Broader Implications and Market Analysis

The trend toward state-subsidized HRAs has profound implications for the American healthcare system. First, it promotes "portability." When an employer provides a group plan, the employee loses that specific coverage if they leave the job. With an HRA, the employee owns their individual health policy. If they change jobs, they can take the plan with them, though they would need to secure a new source of funding (such as a new employer’s HRA or personal funds).

Second, this movement is likely to increase competition among insurance carriers on the individual exchanges. As thousands of employees transition from group plans to individual plans via ICHRAs, carriers have a greater incentive to offer diverse, high-quality options on the exchange to capture this new market share.

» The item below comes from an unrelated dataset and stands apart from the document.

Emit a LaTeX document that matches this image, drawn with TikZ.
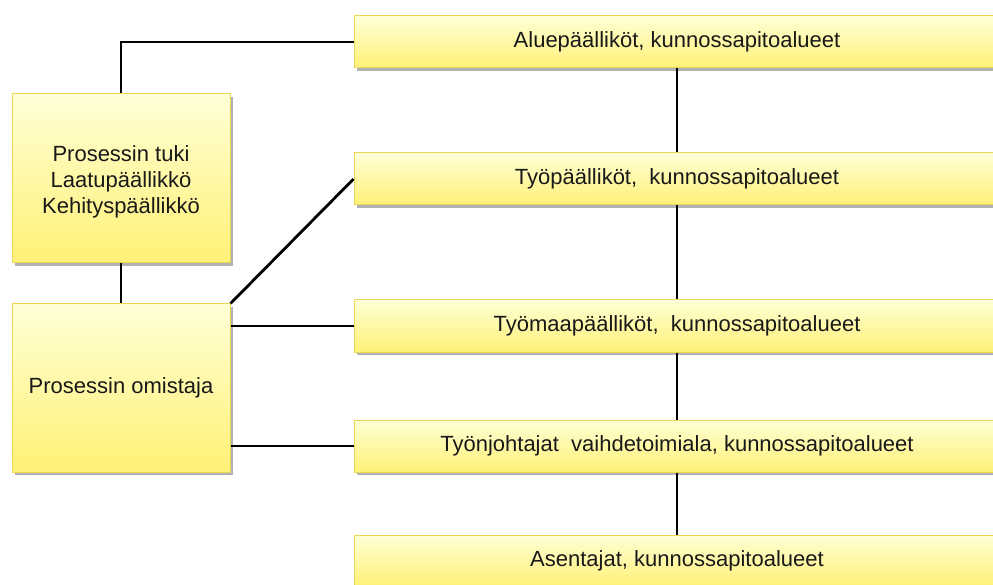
\documentclass[tikz,border=0pt]{standalone}
\usepackage{fontspec}
\setmainfont{Liberation Sans}
\usetikzlibrary{shadows}
\definecolor{boxtop}{HTML}{FFFFD6}
\definecolor{boxbot}{HTML}{FFF176}
\definecolor{boxline}{HTML}{EAD75A}
\tikzset{
  boxfont/.style={font=\fontsize{22}{26}\selectfont, text=black!90},
  orgbox/.style={draw=boxline, line width=1pt, top color=boxtop, bottom color=boxbot,
    inner sep=0pt, boxfont,
    drop shadow={shadow xshift=3pt, shadow yshift=-3pt, opacity=0.3, fill=black}},
  rolebox/.style={orgbox, minimum width=646pt, minimum height=52pt},
  sidebox/.style={orgbox, minimum width=218pt, align=center},
  link/.style={line width=2.8pt, black}
}
\begin{document}
\begin{tikzpicture}[x=1pt, y=-1pt]
  \useasboundingbox (0,0) rectangle (993,585);
  \clip (0,0) rectangle (993,585);

  % organisation levels
  \node[rolebox] (alue)   at (677,42)  {\raisebox{-1pt}{Aluepäälliköt, kunnossapitoalueet}};
  \node[rolebox] (tyop)   at (677,179) {\raisebox{-1pt}{Työpäälliköt,\ \ kunnossapitoalueet}};
  \node[rolebox] (tyomaa) at (677,326) {\raisebox{-1pt}{Työmaapäälliköt,\ \ kunnossapitoalueet}};
  \node[rolebox] (johto)  at (677,446) {\raisebox{-1pt}{Työnjohtajat\ \ vaihdetoimiala, kunnossapitoalueet}};
  \node[rolebox] (asent)  at (677,561) {\raisebox{-1pt}{Asentajat, kunnossapitoalueet}};

  % process roles
  \node[sidebox, minimum height=169pt] (tuki)  at (121,178.5) {};
  \node[boxfont, align=center] (tukitext) at (121,182)
    {Prosessin tuki\\Laatupäällikkö\\Kehityspäällikkö};
  \node[sidebox, minimum height=168pt] (omist) at (121,388) {Prosessin omistaja};

  % hierarchy spine
  \draw[link] (alue.south)   -- (tyop.north);
  \draw[link] (tyop.south)   -- (tyomaa.north);
  \draw[link] (tyomaa.south) -- (johto.north);
  \draw[link] (johto.south)  -- (asent.north);

  % process links
  \draw[link] (tuki.north) |- (alue.west);
  \draw[link] (tuki.south) -- (omist.north);
  \draw[link] (omist.north east) -- (tyop.west);
  \draw[link] (omist.east |- tyomaa.west) -- (tyomaa.west);
  \draw[link] (omist.east |- johto.west) -- (johto.west);
\end{tikzpicture}
\end{document}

From a fiscal standpoint, state governments view these tax credits as an investment in economic stability. By making healthcare more affordable for small businesses, states can reduce the rate of business closures and encourage entrepreneurship. For a small startup, the ability to offer a "Big Pharma" style benefit package through an ICHRA, subsidized by a state tax credit, can be a decisive factor in attracting top-tier talent.

Conclusion

The legislative landscape of 2026 suggests that the era of the "one-size-fits-all" group health plan is beginning to wane for small and mid-sized American businesses. The success of Indiana’s tax credit has served as a proof-of-concept, sparking a wave of similar initiatives across the country. While challenges remain—including the need for employer education and the navigation of varying state tax codes—the trajectory is clear.

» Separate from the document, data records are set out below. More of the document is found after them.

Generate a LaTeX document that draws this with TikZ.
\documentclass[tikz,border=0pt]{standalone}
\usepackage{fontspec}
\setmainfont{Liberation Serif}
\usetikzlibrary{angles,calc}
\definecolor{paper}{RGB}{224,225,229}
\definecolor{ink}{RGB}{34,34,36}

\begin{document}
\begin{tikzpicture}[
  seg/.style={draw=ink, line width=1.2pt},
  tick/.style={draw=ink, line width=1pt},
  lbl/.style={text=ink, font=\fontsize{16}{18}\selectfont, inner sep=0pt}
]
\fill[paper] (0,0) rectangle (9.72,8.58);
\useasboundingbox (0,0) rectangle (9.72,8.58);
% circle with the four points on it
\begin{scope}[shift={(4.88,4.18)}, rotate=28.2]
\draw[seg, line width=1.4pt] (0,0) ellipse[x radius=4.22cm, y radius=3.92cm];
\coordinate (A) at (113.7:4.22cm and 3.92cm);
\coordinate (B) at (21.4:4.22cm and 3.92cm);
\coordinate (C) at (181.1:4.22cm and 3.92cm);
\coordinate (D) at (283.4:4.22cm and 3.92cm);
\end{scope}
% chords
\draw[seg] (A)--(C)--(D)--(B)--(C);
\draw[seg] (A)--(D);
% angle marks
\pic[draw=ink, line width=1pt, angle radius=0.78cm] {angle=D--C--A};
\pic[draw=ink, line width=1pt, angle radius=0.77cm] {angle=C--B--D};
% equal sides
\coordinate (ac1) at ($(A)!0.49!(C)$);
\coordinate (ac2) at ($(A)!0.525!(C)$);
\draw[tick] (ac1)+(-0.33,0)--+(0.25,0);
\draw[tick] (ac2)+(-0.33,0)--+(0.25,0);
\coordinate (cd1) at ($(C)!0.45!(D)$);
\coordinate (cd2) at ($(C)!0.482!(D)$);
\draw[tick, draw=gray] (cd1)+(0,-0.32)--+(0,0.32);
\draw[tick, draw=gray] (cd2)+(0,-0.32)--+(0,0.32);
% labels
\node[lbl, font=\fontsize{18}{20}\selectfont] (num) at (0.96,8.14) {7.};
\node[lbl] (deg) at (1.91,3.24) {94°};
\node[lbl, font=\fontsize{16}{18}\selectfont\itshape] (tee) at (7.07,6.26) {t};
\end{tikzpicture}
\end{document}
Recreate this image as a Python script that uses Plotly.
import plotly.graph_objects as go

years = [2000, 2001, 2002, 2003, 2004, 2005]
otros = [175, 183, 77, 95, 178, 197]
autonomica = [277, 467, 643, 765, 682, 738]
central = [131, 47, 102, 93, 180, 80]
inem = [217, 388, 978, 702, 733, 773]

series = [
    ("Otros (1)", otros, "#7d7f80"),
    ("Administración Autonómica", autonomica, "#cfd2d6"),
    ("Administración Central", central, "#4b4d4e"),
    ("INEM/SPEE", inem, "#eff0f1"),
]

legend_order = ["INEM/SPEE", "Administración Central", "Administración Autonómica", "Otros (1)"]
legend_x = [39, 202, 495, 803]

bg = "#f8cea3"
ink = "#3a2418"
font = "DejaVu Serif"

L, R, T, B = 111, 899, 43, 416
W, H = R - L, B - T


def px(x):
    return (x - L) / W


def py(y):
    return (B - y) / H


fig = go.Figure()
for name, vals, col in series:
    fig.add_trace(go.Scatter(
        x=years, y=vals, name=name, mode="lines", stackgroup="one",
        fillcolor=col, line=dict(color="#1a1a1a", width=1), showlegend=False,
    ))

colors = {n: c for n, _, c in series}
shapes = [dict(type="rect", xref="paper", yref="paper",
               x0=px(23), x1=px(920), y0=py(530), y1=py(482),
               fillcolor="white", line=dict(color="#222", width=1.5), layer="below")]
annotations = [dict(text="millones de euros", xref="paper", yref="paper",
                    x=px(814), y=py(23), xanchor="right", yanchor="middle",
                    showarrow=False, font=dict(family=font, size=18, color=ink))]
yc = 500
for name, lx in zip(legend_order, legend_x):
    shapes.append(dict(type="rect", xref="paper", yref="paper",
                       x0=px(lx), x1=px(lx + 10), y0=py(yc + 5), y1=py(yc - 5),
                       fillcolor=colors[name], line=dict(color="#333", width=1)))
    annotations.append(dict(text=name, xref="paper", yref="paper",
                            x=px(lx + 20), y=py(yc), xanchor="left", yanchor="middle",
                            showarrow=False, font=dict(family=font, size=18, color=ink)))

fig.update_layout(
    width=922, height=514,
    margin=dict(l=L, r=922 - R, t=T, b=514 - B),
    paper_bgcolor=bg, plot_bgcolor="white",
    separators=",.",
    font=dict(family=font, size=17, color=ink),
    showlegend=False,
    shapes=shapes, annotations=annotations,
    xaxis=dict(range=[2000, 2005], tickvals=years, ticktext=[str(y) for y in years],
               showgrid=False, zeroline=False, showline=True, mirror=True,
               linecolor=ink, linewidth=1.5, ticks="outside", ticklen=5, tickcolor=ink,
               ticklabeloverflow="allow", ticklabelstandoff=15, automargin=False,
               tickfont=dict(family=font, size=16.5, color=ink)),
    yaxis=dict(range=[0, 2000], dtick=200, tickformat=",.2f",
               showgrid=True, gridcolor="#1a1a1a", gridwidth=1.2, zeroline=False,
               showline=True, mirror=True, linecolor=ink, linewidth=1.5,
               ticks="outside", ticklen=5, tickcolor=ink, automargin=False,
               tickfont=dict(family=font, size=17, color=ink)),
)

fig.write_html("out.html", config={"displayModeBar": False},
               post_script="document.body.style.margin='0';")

As more states like Connecticut and Mississippi implement these incentives, and as others like Arizona study their impact, the HRA is poised to become a cornerstone of the modern benefits strategy. For employers, the message is one of empowerment: the combination of federal HRA flexibility and state-level tax relief offers a sustainable path to providing quality healthcare in an era of unpredictable costs. If the current momentum continues, the "defined contribution" revolution may soon become the standard for the American workforce.